[Start Input records]

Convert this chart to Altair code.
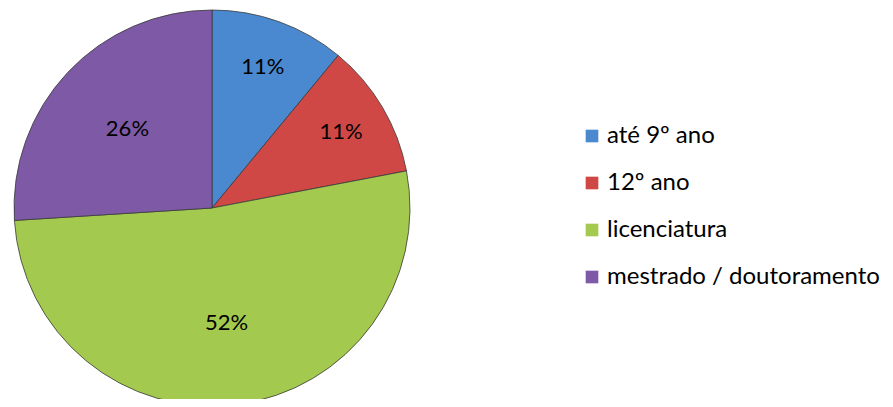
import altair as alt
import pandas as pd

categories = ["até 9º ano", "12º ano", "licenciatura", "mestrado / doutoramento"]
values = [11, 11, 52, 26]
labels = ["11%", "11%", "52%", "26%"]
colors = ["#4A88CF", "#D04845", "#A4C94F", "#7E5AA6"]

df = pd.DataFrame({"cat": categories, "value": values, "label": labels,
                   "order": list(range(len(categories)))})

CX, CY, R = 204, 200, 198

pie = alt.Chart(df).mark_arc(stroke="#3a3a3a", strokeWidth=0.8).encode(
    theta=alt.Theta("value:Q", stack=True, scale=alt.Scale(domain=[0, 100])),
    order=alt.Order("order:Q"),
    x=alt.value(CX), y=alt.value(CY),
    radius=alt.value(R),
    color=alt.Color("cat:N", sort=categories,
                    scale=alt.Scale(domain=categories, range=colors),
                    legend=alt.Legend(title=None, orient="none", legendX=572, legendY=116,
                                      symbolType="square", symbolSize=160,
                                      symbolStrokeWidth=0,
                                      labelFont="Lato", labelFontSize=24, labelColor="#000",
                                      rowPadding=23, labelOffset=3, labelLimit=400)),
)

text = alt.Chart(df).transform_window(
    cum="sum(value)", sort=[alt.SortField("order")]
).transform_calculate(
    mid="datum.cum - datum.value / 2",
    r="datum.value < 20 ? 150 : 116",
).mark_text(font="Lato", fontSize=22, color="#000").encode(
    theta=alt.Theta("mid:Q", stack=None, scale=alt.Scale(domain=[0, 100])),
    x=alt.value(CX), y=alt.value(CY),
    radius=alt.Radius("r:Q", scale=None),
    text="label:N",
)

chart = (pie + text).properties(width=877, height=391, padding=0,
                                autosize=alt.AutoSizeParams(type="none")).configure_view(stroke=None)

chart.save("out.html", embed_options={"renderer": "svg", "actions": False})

[End Input records]
[Start Input records]

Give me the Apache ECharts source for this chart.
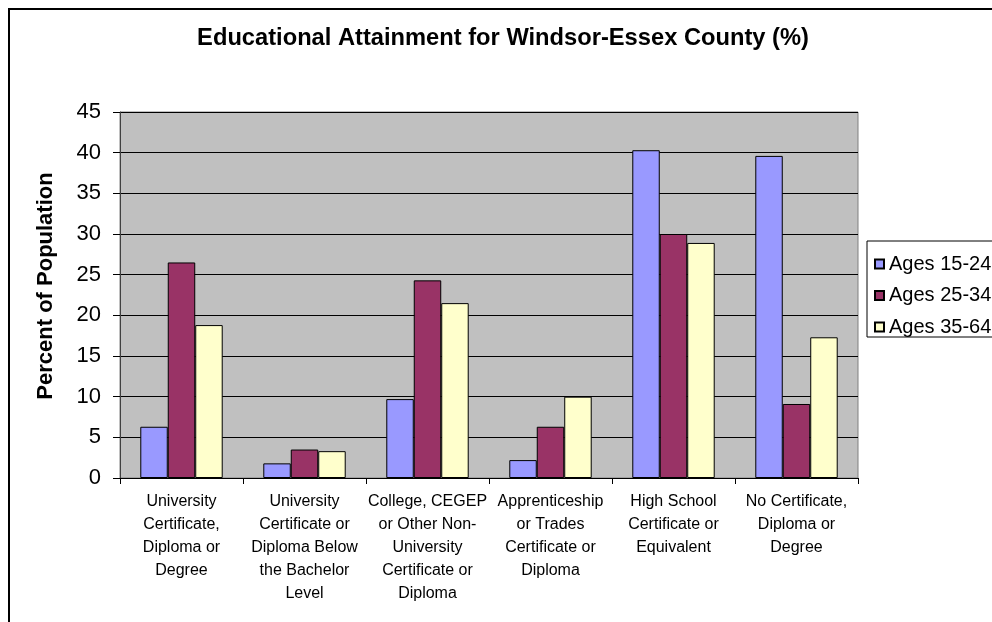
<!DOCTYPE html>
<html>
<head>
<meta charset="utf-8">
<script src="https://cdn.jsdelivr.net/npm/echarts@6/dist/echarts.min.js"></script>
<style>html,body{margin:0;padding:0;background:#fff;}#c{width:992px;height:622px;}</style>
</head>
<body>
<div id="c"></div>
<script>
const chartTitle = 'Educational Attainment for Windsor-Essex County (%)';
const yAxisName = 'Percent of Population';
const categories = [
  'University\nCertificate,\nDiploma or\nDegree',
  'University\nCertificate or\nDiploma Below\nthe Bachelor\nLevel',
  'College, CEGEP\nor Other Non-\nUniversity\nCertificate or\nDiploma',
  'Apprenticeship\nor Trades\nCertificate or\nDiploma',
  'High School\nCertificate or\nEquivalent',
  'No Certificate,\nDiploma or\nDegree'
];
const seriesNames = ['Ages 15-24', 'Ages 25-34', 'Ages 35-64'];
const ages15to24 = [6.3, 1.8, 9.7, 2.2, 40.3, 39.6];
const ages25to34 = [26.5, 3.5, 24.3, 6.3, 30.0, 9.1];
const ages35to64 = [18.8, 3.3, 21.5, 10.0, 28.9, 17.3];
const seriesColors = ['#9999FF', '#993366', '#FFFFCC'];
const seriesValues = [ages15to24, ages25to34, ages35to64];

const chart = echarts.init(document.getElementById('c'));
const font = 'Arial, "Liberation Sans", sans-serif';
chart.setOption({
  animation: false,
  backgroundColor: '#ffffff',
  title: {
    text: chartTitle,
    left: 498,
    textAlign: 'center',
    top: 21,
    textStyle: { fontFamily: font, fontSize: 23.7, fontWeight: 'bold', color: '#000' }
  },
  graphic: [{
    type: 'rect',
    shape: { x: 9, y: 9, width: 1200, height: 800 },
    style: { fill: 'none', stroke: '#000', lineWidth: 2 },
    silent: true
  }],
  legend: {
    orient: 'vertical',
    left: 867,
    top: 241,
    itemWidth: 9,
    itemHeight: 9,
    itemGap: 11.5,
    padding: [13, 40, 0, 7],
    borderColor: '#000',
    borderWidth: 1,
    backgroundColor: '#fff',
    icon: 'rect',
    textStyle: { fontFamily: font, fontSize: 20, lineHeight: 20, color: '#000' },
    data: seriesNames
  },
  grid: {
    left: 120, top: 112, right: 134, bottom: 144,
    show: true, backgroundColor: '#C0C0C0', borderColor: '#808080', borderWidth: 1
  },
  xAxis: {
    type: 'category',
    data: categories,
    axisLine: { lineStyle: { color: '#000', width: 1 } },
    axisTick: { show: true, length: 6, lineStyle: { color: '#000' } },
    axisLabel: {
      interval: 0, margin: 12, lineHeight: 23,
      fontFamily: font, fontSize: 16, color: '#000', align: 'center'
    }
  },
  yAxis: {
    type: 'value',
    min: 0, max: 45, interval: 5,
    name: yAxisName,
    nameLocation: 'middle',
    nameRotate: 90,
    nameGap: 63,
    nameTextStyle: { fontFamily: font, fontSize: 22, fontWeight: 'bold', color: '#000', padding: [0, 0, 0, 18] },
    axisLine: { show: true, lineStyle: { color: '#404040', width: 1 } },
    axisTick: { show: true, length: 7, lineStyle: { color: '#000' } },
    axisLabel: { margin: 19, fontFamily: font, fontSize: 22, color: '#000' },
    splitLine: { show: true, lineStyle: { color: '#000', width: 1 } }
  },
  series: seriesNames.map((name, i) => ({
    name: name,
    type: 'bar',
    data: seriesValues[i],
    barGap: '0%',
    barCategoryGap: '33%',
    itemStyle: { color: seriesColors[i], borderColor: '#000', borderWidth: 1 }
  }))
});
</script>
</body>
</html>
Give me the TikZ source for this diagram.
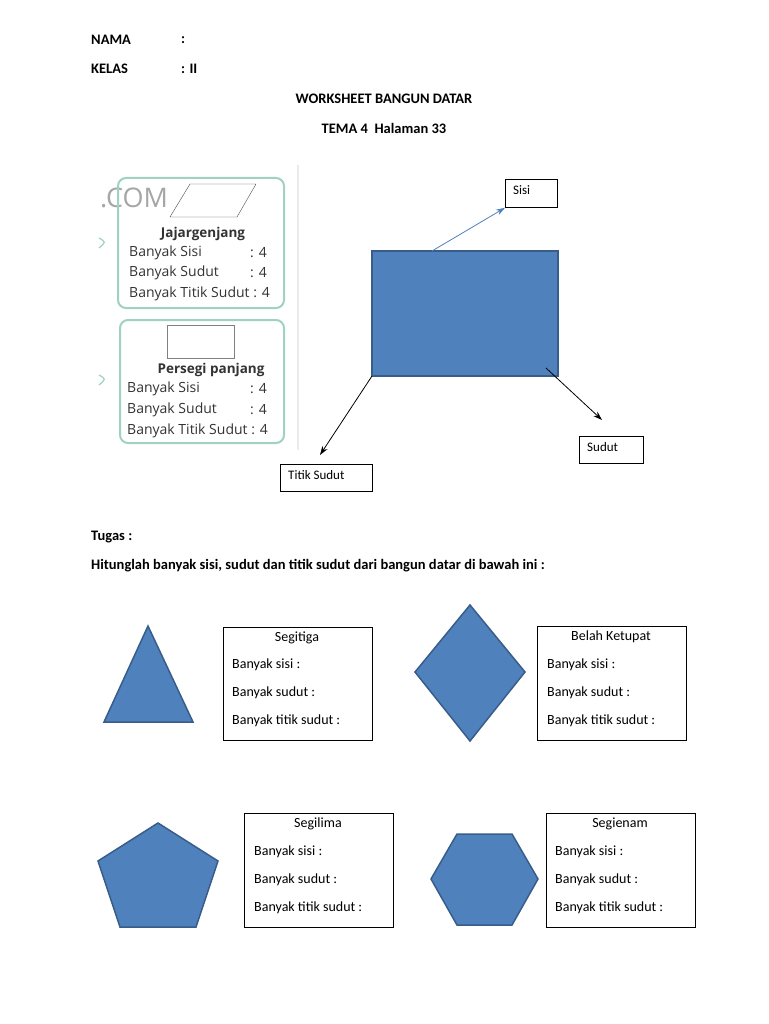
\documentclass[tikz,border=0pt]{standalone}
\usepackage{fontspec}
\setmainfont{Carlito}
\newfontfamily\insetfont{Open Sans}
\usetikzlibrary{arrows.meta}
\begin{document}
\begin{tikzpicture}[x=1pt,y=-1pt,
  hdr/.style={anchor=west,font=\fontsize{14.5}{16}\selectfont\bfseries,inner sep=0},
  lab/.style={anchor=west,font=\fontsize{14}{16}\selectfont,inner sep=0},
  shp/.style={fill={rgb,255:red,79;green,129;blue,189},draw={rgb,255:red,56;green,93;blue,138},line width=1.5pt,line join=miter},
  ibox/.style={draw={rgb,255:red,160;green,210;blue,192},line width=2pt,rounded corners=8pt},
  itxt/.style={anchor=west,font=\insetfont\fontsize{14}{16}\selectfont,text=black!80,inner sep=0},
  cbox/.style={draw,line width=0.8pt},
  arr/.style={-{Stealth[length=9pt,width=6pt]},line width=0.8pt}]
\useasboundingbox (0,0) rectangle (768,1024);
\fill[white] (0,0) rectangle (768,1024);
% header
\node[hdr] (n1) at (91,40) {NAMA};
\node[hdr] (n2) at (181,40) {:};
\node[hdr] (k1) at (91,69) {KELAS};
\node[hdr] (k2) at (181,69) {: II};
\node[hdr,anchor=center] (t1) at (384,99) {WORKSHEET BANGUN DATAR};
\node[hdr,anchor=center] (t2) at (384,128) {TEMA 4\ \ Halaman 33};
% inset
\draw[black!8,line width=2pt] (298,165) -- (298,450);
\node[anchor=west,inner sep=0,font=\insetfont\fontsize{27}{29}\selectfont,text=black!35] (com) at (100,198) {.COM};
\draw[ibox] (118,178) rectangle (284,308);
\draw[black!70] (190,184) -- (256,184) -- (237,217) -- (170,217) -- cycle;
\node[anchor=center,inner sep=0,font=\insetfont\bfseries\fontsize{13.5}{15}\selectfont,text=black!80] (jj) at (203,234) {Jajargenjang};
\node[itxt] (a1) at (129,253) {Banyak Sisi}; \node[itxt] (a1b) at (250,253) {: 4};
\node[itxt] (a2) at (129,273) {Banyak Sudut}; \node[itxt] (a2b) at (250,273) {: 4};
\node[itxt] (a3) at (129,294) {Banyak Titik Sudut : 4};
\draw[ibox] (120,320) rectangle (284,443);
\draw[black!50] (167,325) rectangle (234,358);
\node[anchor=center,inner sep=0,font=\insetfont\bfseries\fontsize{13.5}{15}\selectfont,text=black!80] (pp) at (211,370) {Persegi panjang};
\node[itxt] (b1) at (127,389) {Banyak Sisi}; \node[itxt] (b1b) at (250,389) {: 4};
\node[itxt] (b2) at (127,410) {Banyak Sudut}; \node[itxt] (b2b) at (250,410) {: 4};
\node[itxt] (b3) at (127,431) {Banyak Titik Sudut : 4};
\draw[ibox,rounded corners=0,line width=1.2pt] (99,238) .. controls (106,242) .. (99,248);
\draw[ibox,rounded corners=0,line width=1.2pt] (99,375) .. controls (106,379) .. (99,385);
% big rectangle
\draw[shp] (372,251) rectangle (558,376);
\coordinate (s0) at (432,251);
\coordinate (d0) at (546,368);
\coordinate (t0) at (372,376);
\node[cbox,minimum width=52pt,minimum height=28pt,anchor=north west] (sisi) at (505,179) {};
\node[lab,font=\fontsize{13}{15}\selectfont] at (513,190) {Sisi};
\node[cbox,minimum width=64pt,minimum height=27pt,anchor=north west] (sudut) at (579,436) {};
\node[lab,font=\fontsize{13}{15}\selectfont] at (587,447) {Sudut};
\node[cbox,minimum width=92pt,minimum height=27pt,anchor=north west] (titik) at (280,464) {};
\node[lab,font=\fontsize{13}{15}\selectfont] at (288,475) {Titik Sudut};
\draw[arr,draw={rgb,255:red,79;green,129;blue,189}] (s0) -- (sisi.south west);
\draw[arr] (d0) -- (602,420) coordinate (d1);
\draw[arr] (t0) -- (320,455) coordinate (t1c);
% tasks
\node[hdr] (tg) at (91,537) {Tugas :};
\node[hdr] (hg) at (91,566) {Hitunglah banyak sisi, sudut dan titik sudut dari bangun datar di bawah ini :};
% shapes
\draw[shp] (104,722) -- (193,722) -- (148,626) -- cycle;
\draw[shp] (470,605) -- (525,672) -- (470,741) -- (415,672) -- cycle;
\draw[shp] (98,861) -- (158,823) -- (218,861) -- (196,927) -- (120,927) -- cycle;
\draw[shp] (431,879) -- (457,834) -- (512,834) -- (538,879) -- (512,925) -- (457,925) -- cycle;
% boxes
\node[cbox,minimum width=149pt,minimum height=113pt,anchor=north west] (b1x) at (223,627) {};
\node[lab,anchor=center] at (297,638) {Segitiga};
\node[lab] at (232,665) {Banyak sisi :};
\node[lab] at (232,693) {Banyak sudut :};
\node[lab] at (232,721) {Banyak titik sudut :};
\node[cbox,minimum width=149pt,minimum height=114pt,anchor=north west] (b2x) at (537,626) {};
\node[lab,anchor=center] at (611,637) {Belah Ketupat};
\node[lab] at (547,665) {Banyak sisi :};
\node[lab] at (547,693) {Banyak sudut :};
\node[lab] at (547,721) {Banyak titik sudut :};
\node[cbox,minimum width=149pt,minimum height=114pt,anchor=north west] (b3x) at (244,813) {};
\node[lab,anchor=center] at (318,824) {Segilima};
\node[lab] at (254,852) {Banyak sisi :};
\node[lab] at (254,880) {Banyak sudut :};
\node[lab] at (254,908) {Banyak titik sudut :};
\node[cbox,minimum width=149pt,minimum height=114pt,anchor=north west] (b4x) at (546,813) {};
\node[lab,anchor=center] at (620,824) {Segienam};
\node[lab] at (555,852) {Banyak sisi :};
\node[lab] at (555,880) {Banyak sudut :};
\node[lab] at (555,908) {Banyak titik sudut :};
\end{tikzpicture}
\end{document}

[End Input records]

What is being asked -
Among the entries above, take the lines from the one with "Give me the Apache" through the one with "const seriesValues = [ages15to24, ages25to34, ages35to64];" and retype them exactly, leaving out the pictures.

Output of the exercise -
Give me the Apache ECharts source for this chart.
<!DOCTYPE html>
<html>
<head>
<meta charset="utf-8">
<script src="https://cdn.jsdelivr.net/npm/echarts@6/dist/echarts.min.js"></script>
<style>html,body{margin:0;padding:0;background:#fff;}#c{width:992px;height:622px;}</style>
</head>
<body>
<div id="c"></div>
<script>
const chartTitle = 'Educational Attainment for Windsor-Essex County (%)';
const yAxisName = 'Percent of Population';
const categories = [
  'University\nCertificate,\nDiploma or\nDegree',
  'University\nCertificate or\nDiploma Below\nthe Bachelor\nLevel',
  'College, CEGEP\nor Other Non-\nUniversity\nCertificate or\nDiploma',
  'Apprenticeship\nor Trades\nCertificate or\nDiploma',
  'High School\nCertificate or\nEquivalent',
  'No Certificate,\nDiploma or\nDegree'
];
const seriesNames = ['Ages 15-24', 'Ages 25-34', 'Ages 35-64'];
const ages15to24 = [6.3, 1.8, 9.7, 2.2, 40.3, 39.6];
const ages25to34 = [26.5, 3.5, 24.3, 6.3, 30.0, 9.1];
const ages35to64 = [18.8, 3.3, 21.5, 10.0, 28.9, 17.3];
const seriesColors = ['#9999FF', '#993366', '#FFFFCC'];
const seriesValues = [ages15to24, ages25to34, ages35to64];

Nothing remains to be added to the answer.